Mortgage Reducing Term Assurance (MRTA) is also frequently referred to Mortgage Life Insurance. MRTA helps you settle your housing loan in the event something happens to you.
Although many people don’t like talking about it, disability, illness or death can occur any time. MRTA will cover the unpaid portion of your loan if this happens. It gives you peace of mind and protects your family from losing a home. It provides coverage even during the construction period. The premium is reasonable, and it can even be financed by your bank.
What are the benefits?
- Lump sum repayment to your mortgage loan in case of death or total and permanent disability due to natural causes, illness or accidents.

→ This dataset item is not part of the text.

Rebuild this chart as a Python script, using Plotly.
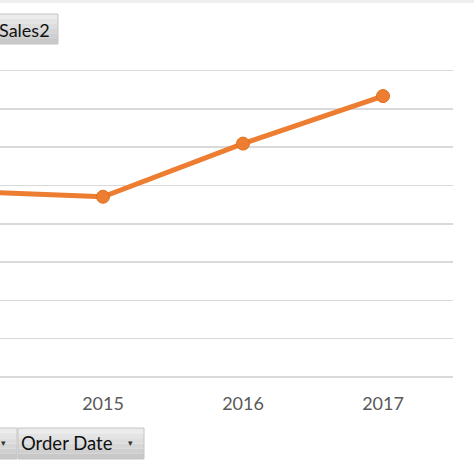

- Coverage is 24 hours, worldwide.
- Premiums can be financed by the bank.
- Discount on the premium for joint life application if your home is jointly owned by your spouse or immediate next of kin.
What does MRTA cover?
It covers disability, illness or death and also total and permanent disability. However, there are exclusions such as:
- Death due to suicide and AIDS/HIV
- Total or permanent disability due to self-inflicted injuries, armed forces, riot and civil commotion, flying other than as a fare-paying passenger, racing on a horse or wheels
- Pre-existing conditions such as AIDS/HIV
How much would my premium be?
Premium factors depend on the sum assured, interest rate, term, construction period, premium financing, joint-life, age at next birthday.
If you are between 18 and 60 years of age and in good health, you are eligible to take up MRTA. You can always make an application by filling up an application form at the Bank.